Wales’ defeat to Denmark a ‘learning curve’ for younger players
Wales manager Ryan Giggs says giving Bale the captaincy did not impact on his performance
Wales’ Gareth Bale shakes hands with manager Ryan Giggs after the match against Denmark in Aarhus. Photograph: Reuters/Matthew Childs
Ryan Giggs felt Wales’ defeat to Denmark was a “learning curve” for his young players.
Tottenham’s Christian Eriksen scored in each half as Denmark ran out comfortable 2-0 Uefa Nations League winners in Aarhus.
“It wasn’t easy after the highs of Thursday to get back up again,” Giggs said, referring to their 4-1 opening Nations League victory against the Republic of Ireland.
“Against a very good team and physically with the quick turnaround we found it difficult. But the lads kept going and for the young players it’s a learning curve.
“I tried to freshen it up as much as I could and also keep that rhythm of playing so well. But you had a team who played two competitive games in a short space of time and a team that didn’t – and it showed in the end.”
Gareth Bale captained Wales for the first time in his 72-cap career as veteran defender Ashley Williams was rested on the back of the Ireland game.
Real Madrid star Bale was not at his best, but Giggs dismissed the suggestion that the decision was a mistake.
“I don’t think it affected his performance. I’m lucky because with Ash not in the team we have a lot of candidates for the captaincy. I just felt he was the most experienced. He leads by example and he’s very vocal in the dressing room.
“When Gareth speaks, especially the young players listen, and it wasn’t a difficult situation. I could have picked others, Chris Gunter or Aaron Ramsey, but I felt Gareth was best suited to do the role from the rest of the players.”
Denmark were in control from the moment Eriksen opened the scoring after 32 minutes with a low drive which went in off a post.
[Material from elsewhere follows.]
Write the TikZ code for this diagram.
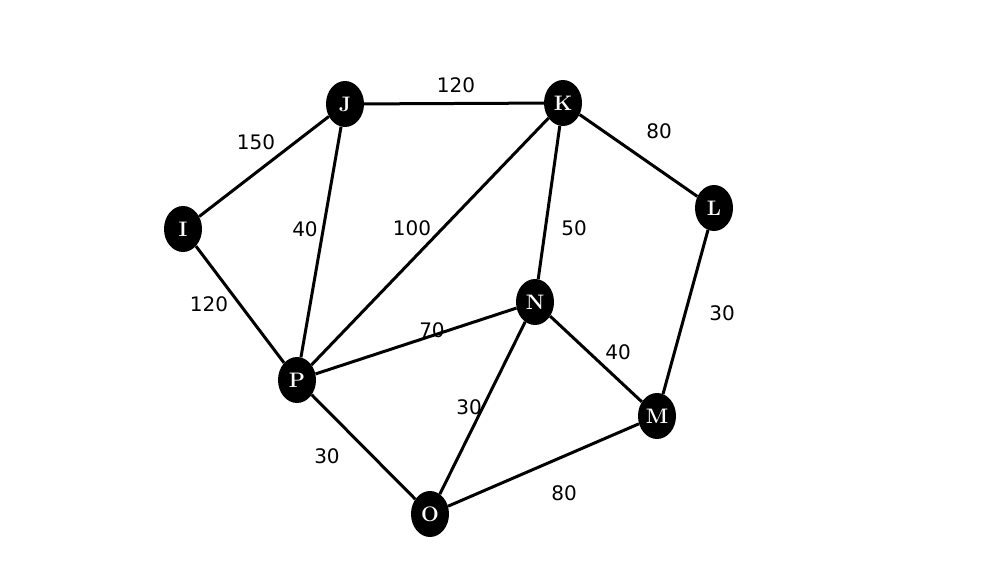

And Eriksen made it 15 goals in his last 18 international appearances with a 63rd-minute penalty after Ethan Ampadu had handled Viktor Fischer’s cross.
“Our style of play in between the lines suits Christian a lot,” said Denmark manager Age Hareide. “There’s a different positioning in the offensive play in our team to Tottenham’s and we are always looking for him in and around the box.
“I didn’t think in the first half we had the rhythm, but it could have been that Wales was good too. We found the rhythm better in the second half, and we are used to playing tight matches.
“We did well in World Cup qualification playing tight matches, and it was clear that our legs were fresher than Welsh legs later in the game.”